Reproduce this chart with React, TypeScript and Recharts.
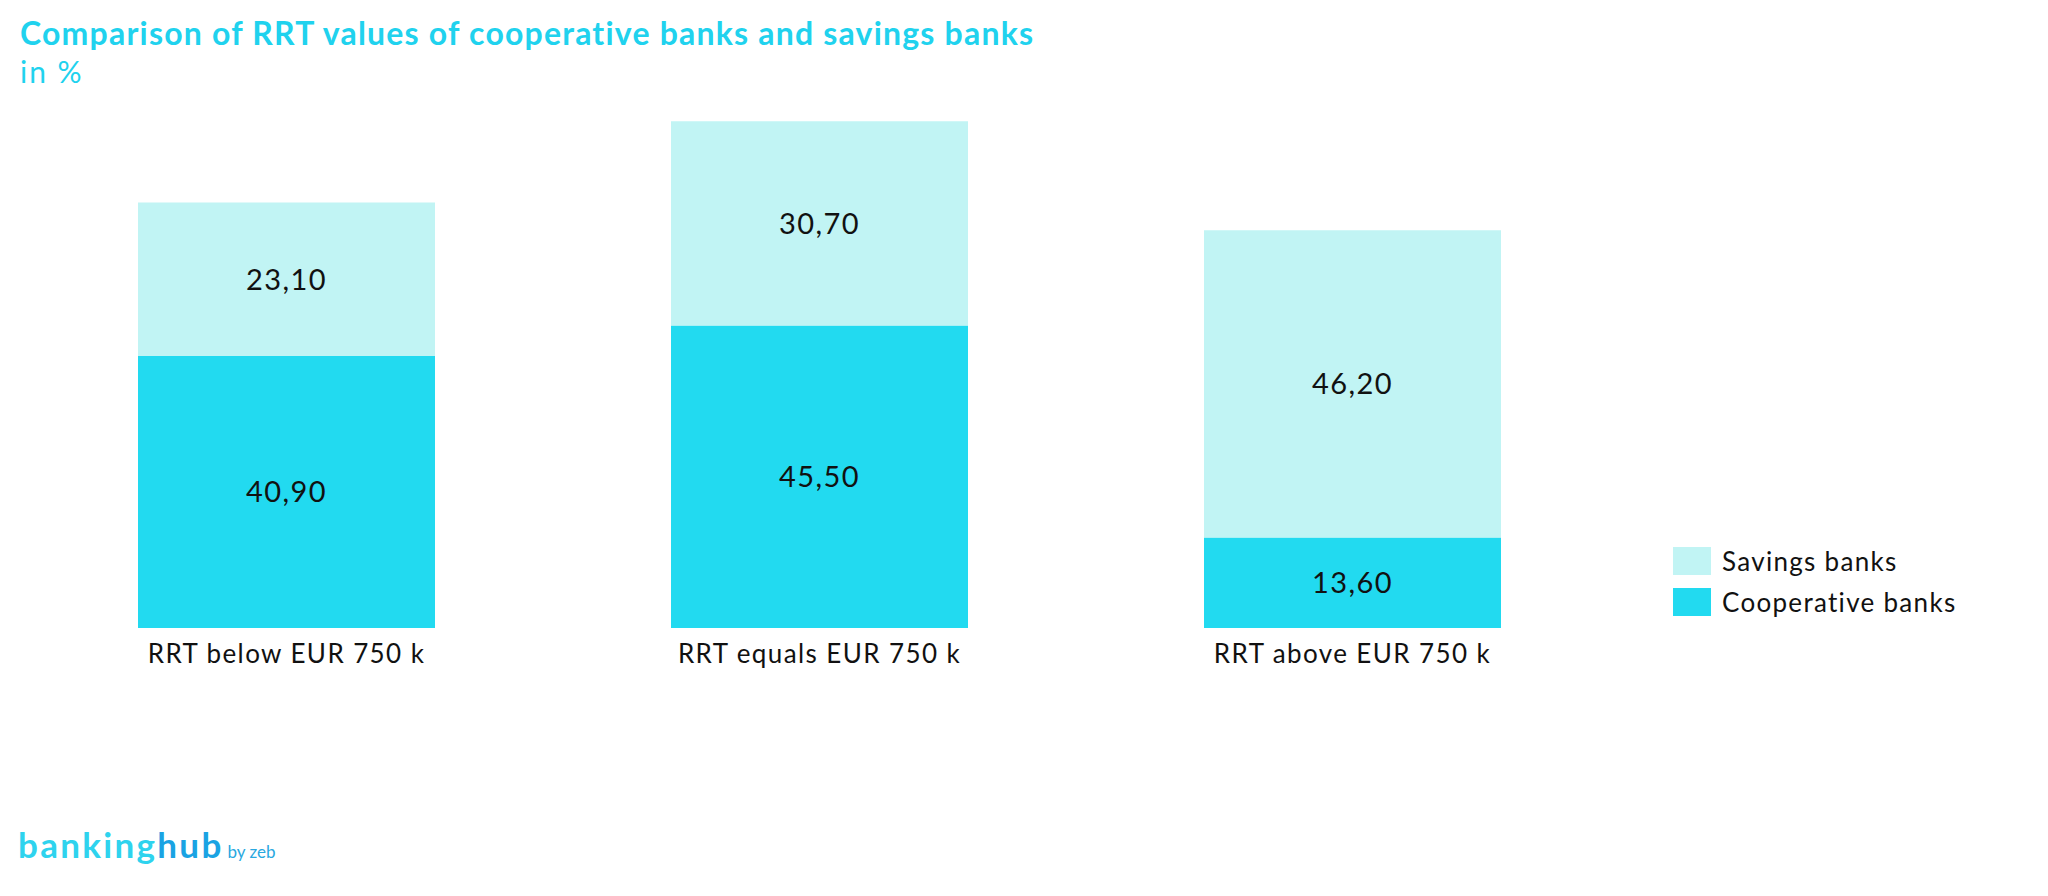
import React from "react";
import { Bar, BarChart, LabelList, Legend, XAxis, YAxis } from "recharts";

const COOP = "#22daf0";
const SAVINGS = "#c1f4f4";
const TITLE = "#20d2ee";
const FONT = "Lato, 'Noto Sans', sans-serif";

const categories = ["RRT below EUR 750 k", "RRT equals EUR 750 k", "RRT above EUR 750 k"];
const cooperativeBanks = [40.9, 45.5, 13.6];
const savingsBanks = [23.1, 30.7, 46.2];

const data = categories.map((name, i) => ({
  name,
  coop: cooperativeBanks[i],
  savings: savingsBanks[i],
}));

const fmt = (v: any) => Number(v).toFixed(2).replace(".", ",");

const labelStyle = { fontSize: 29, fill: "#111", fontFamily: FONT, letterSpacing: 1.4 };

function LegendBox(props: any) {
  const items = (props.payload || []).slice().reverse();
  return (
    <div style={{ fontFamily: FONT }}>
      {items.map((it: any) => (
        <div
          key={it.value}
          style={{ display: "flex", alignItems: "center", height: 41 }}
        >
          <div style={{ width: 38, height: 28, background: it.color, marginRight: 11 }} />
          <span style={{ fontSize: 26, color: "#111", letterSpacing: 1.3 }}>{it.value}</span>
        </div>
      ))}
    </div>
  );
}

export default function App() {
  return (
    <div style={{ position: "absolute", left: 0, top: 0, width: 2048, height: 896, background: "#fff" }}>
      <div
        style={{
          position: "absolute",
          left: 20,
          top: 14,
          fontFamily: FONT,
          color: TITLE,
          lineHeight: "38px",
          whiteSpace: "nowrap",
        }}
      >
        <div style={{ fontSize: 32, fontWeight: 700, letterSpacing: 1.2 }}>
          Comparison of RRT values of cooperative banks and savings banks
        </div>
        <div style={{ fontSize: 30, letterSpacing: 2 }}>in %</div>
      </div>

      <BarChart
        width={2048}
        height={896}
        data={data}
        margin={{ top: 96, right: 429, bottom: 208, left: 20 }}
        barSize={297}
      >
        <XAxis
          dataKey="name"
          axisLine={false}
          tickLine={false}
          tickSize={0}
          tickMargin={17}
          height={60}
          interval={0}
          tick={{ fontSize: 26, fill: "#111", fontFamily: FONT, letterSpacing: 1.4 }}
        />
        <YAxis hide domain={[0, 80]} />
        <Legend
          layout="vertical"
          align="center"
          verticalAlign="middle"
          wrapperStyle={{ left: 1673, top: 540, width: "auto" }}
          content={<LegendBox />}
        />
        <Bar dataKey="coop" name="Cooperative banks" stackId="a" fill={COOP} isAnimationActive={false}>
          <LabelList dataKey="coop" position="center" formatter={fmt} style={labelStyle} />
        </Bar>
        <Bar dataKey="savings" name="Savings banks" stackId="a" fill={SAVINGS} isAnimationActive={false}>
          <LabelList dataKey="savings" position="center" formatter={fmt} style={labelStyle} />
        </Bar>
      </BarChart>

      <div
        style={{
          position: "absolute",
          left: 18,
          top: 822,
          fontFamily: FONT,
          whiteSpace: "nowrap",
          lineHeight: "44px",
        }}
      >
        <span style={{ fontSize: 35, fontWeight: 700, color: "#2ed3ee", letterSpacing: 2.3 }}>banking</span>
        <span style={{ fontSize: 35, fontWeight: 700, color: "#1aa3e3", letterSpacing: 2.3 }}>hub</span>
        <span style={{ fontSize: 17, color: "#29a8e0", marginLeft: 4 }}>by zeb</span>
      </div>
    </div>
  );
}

= = =

» What you need to do: Give an exact copy of the material, leaving out every picture.

» Written response:
Reproduce this chart with React, TypeScript and Recharts.
import React from "react";
import { Bar, BarChart, LabelList, Legend, XAxis, YAxis } from "recharts";

const COOP = "#22daf0";
const SAVINGS = "#c1f4f4";
const TITLE = "#20d2ee";
const FONT = "Lato, 'Noto Sans', sans-serif";

const categories = ["RRT below EUR 750 k", "RRT equals EUR 750 k", "RRT above EUR 750 k"];
const cooperativeBanks = [40.9, 45.5, 13.6];
const savingsBanks = [23.1, 30.7, 46.2];

const data = categories.map((name, i) => ({
  name,
  coop: cooperativeBanks[i],
  savings: savingsBanks[i],
}));

const fmt = (v: any) => Number(v).toFixed(2).replace(".", ",");

const labelStyle = { fontSize: 29, fill: "#111", fontFamily: FONT, letterSpacing: 1.4 };

function LegendBox(props: any) {
  const items = (props.payload || []).slice().reverse();
  return (
    <div style={{ fontFamily: FONT }}>
      {items.map((it: any) => (
        <div
          key={it.value}
          style={{ display: "flex", alignItems: "center", height: 41 }}
        >
          <div style={{ width: 38, height: 28, background: it.color, marginRight: 11 }} />
          <span style={{ fontSize: 26, color: "#111", letterSpacing: 1.3 }}>{it.value}</span>
        </div>
      ))}
    </div>
  );
}

export default function App() {
  return (
    <div style={{ position: "absolute", left: 0, top: 0, width: 2048, height: 896, background: "#fff" }}>
      <div
        style={{
          position: "absolute",
          left: 20,
          top: 14,
          fontFamily: FONT,
          color: TITLE,
          lineHeight: "38px",
          whiteSpace: "nowrap",
        }}
      >
        <div style={{ fontSize: 32, fontWeight: 700, letterSpacing: 1.2 }}>
          Comparison of RRT values of cooperative banks and savings banks
        </div>
        <div style={{ fontSize: 30, letterSpacing: 2 }}>in %</div>
      </div>

      <BarChart
        width={2048}
        height={896}
        data={data}
        margin={{ top: 96, right: 429, bottom: 208, left: 20 }}
        barSize={297}
      >
        <XAxis
          dataKey="name"
          axisLine={false}
          tickLine={false}
          tickSize={0}
          tickMargin={17}
          height={60}
          interval={0}
          tick={{ fontSize: 26, fill: "#111", fontFamily: FONT, letterSpacing: 1.4 }}
        />
        <YAxis hide domain={[0, 80]} />
        <Legend
          layout="vertical"
          align="center"
          verticalAlign="middle"
          wrapperStyle={{ left: 1673, top: 540, width: "auto" }}
          content={<LegendBox />}
        />
        <Bar dataKey="coop" name="Cooperative banks" stackId="a" fill={COOP} isAnimationActive={false}>
          <LabelList dataKey="coop" position="center" formatter={fmt} style={labelStyle} />
        </Bar>
        <Bar dataKey="savings" name="Savings banks" stackId="a" fill={SAVINGS} isAnimationActive={false}>
          <LabelList dataKey="savings" position="center" formatter={fmt} style={labelStyle} />
        </Bar>
      </BarChart>

      <div
        style={{
          position: "absolute",
          left: 18,
          top: 822,
          fontFamily: FONT,
          whiteSpace: "nowrap",
          lineHeight: "44px",
        }}
      >
        <span style={{ fontSize: 35, fontWeight: 700, color: "#2ed3ee", letterSpacing: 2.3 }}>banking</span>
        <span style={{ fontSize: 35, fontWeight: 700, color: "#1aa3e3", letterSpacing: 2.3 }}>hub</span>
        <span style={{ fontSize: 17, color: "#29a8e0", marginLeft: 4 }}>by zeb</span>
      </div>
    </div>
  );
}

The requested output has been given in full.